Clinical implications

The results point to several important clinical implications. First, as fall-related self-efficacy can distinguish between fallers and non-fallers, one possible clinical implication is that the ABC scale can be used as part of the initial assessment to identify those with increased fall risk. Second, over half of the subjects have significant deficits in fall-related self-efficacy (i.e., ABC score <80). Falls-related efficacy is also strongly related to balance, mobility, and falls. Therefore, fear of falling should be taken into consideration in assessment and treatment of stroke survivors with compromised bone status. Various intervention approaches have been used to reduce fear of falling or promoting fall-related self-efficacy. Cognitive-behavioral intervention program, which contains group discussion, mutual problem solving, exercise training, assertiveness training, has been shown to be effective in improving fall-related self-efficacy and the perceived ability to manage risk of falls and actual falls among older adults [12]. There is also some evidence to suggest that certain forms of group exercise programs also improve fall-related self-efficacy in the stroke population [44]. In summary, one should not overlook the psychological factors such as fall-related self-efficacy in an effort to reduce incidence of falls and fractures in this specific population.

Limitations

We noted several limitations of the study. First, the subjects are all ambulatory and are mildly or moderately affected by stroke only. The results are, thus, not generalizable to those who are severely affected by stroke (e.g., those who are wheelchair-bound). However, a large proportion (>60%) of stroke survivors are able to regain ambulatory function [45]. Second, this is a cross-sectional analysis which cannot prove causation. We are not certain whether fear of falling causes more falls, or previous experience of falling causes more fear of falling. Third, the data on falls were collected retrospectively. Recall bias (e.g., under-reporting) could be high in stroke patients due to the possible effects of the neurological insult on memory function. Such recall bias may have negatively influenced the results.
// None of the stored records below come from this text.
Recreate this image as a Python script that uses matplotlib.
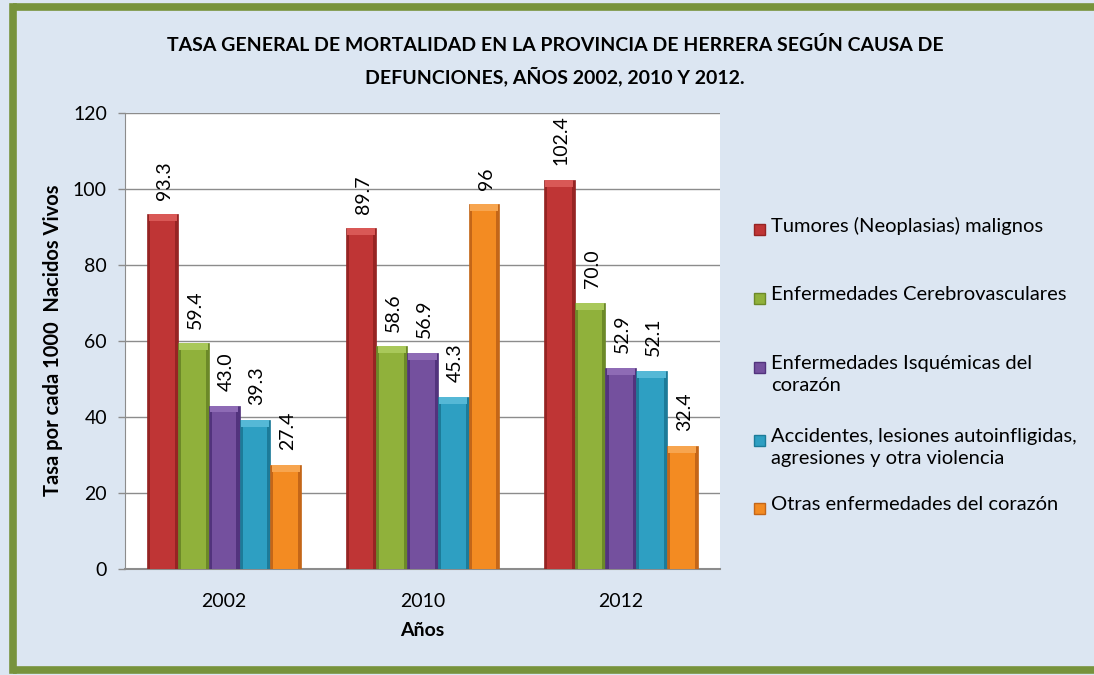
import matplotlib
matplotlib.use("Agg")
import matplotlib.pyplot as plt
import numpy as np
from matplotlib.patches import Rectangle
from matplotlib.lines import Line2D

plt.rcParams['font.family'] = ['Lato', 'DejaVu Sans']

years = ["2002", "2010", "2012"]
series_names = [
    "Tumores (Neoplasias) malignos",
    "Enfermedades Cerebrovasculares",
    "Enfermedades Isquémicas del\ncorazón",
    "Accidentes, lesiones autoinfligidas,\nagresiones y otra violencia",
    "Otras enfermedades del corazón",
]
tumores = [93.3, 89.7, 102.4]
cerebro = [59.4, 58.6, 70.0]
isquemicas = [43.0, 56.9, 52.9]
accidentes = [39.3, 45.3, 52.1]
otras = [27.4, 96.0, 32.4]
labels_tumores = ["93.3", "89.7", "102.4"]
labels_cerebro = ["59.4", "58.6", "70.0"]
labels_isquemicas = ["43.0", "56.9", "52.9"]
labels_accidentes = ["39.3", "45.3", "52.1"]
labels_otras = ["27.4", "96", "32.4"]

series = [tumores, cerebro, isquemicas, accidentes, otras]
series_labels = [labels_tumores, labels_cerebro, labels_isquemicas, labels_accidentes, labels_otras]
base = ["#BF3535", "#90B13B", "#74509E", "#2E9FC2", "#F38B22"]
dark = ["#962423", "#6C8928", "#52337D", "#1C7B99", "#C46618"]
light = ["#D95856", "#A9C85A", "#8E6BB5", "#55B8D6", "#F7A54F"]

W, H = 1094, 675
fig = plt.figure(figsize=(W / 100, H / 100), dpi=100)
fig.patch.set_facecolor("#DCE6F2")
fig.patch.set_linewidth(0)

# green frame: left, top and bottom edges (the right edge lies outside the picture)
green = "#77933C"
lw = 5.5
fx0, fy_top, fy_bot = 12.5, 6.5, 669.5
fig.add_artist(Line2D([fx0 / W, fx0 / W], [1 - fy_top / H, 1 - fy_bot / H], color=green, linewidth=lw,
                      transform=fig.transFigure, solid_capstyle="projecting"))
fig.add_artist(Line2D([fx0 / W, 1.0], [1 - fy_top / H, 1 - fy_top / H], color=green, linewidth=lw,
                      transform=fig.transFigure, solid_capstyle="butt"))
fig.add_artist(Line2D([fx0 / W, 1.0], [1 - fy_bot / H, 1 - fy_bot / H], color=green, linewidth=lw,
                      transform=fig.transFigure, solid_capstyle="butt"))

L, R, T, B = 125, 720, 113, 569
ax = fig.add_axes([L / W, (H - B) / H, (R - L) / W, (B - T) / H])
ax.set_facecolor("white")

x = np.arange(len(years))
n = len(series)
bw = 0.155
bev = 1.8
for i, (vals, labs) in enumerate(zip(series, series_labels)):
    pos = x + (i - (n - 1) / 2) * bw
    vals = np.array(vals)
    bars = ax.bar(pos, vals, width=bw, color=dark[i], edgecolor=dark[i], linewidth=0.5, zorder=3)
    ax.bar(pos, vals - bev, width=bw * 0.8, color=base[i], linewidth=0, zorder=4)
    ax.bar(pos, bev, bottom=vals - bev, width=bw * 0.92, color=light[i], linewidth=0, zorder=4)
    for b, lab in zip(bars, labs):
        ax.annotate(lab, (b.get_x() + b.get_width() / 2, b.get_height()),
                    xytext=(1.5, 10.5), textcoords="offset points", rotation=90,
                    ha="center", va="bottom", fontsize=14, color="black")

ax.set_ylim(0, 120)
ax.set_xlim(-0.5, 2.5)
ax.set_yticks(np.arange(0, 121, 20))
ax.set_xticks(x)
ax.set_xticklabels(years)
ax.tick_params(axis="y", labelsize=14, length=5, width=1, color="#8C8C8C", pad=8)
ax.tick_params(axis="x", labelsize=14, length=0, pad=17)
ax.yaxis.grid(True, color="#8C8C8C", linewidth=1, zorder=0)
ax.set_axisbelow(True)
for s in ["top", "right"]:
    ax.spines[s].set_visible(False)
ax.spines["left"].set_color("#8C8C8C")
ax.spines["bottom"].set_color("#8C8C8C")
ax.spines["bottom"].set_linewidth(1.5)

ax.set_xlabel("Años", fontsize=14, fontweight="bold")
ax.xaxis.set_label_coords(0.5, (B - 622) / (B - T))
ax.set_ylabel("Tasa por cada 1000  Nacidos Vivos", fontsize=14.5, fontweight="bold")
ax.yaxis.set_label_coords((63 - L) / (R - L), (B - 340) / (B - T))

fig.text(555 / W, 1 - 45 / H, "TASA GENERAL DE MORTALIDAD EN LA PROVINCIA DE HERRERA SEGÚN CAUSA DE",
         ha="center", va="center", fontsize=14, fontweight="bold")
fig.text(555 / W, 1 - 76 / H, "DEFUNCIONES, AÑOS 2002, 2010 Y 2012.",
         ha="center", va="center", fontsize=14, fontweight="bold")

# legend (manual layout to match the uneven spacing of the original)
leg_y = [229, 298, 367, 440, 508]
for i, name in enumerate(series_names):
    y = leg_y[i]
    fig.patches.append(Rectangle((754 / W, 1 - (y + 5.5) / H), 11 / W, 11 / H,
                                 transform=fig.transFigure, facecolor=base[i],
                                 edgecolor=dark[i], linewidth=1))
    fig.text(771 / W, 1 - (y - 12) / H, name, ha="left", va="top", fontsize=14.5,
             linespacing=1.38)

fig.savefig("out.png", dpi=100, facecolor=fig.get_facecolor())
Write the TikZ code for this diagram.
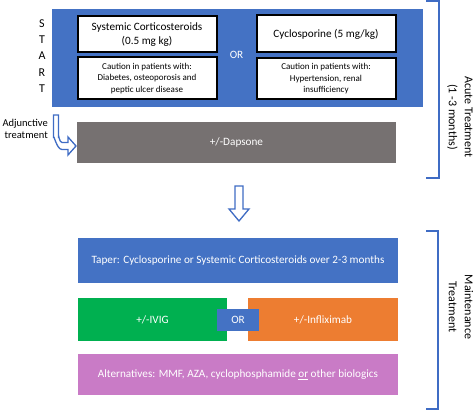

However, all of our subjects had a MMSE score >22 and should not have any severe impairment in cognition. Nevertheless, based on the significant findings from this study, it would be valuable to conduct a prospective study to track the incidence of falls and changes in fear of falling, balance, mobility, and other relevant outcomes as stroke recovery progresses.

Conclusion

This is the first study to show that fall-related self-efficacy is independently associated with balance, mobility and falls in chronic stroke survivors with low hip BMD. Fall-related self-efficacy could be a useful measure for screening individuals with high risk for fragility fractures. It could also serve as an important clinical outcome in the treatment of chronic stroke survivors with bone loss.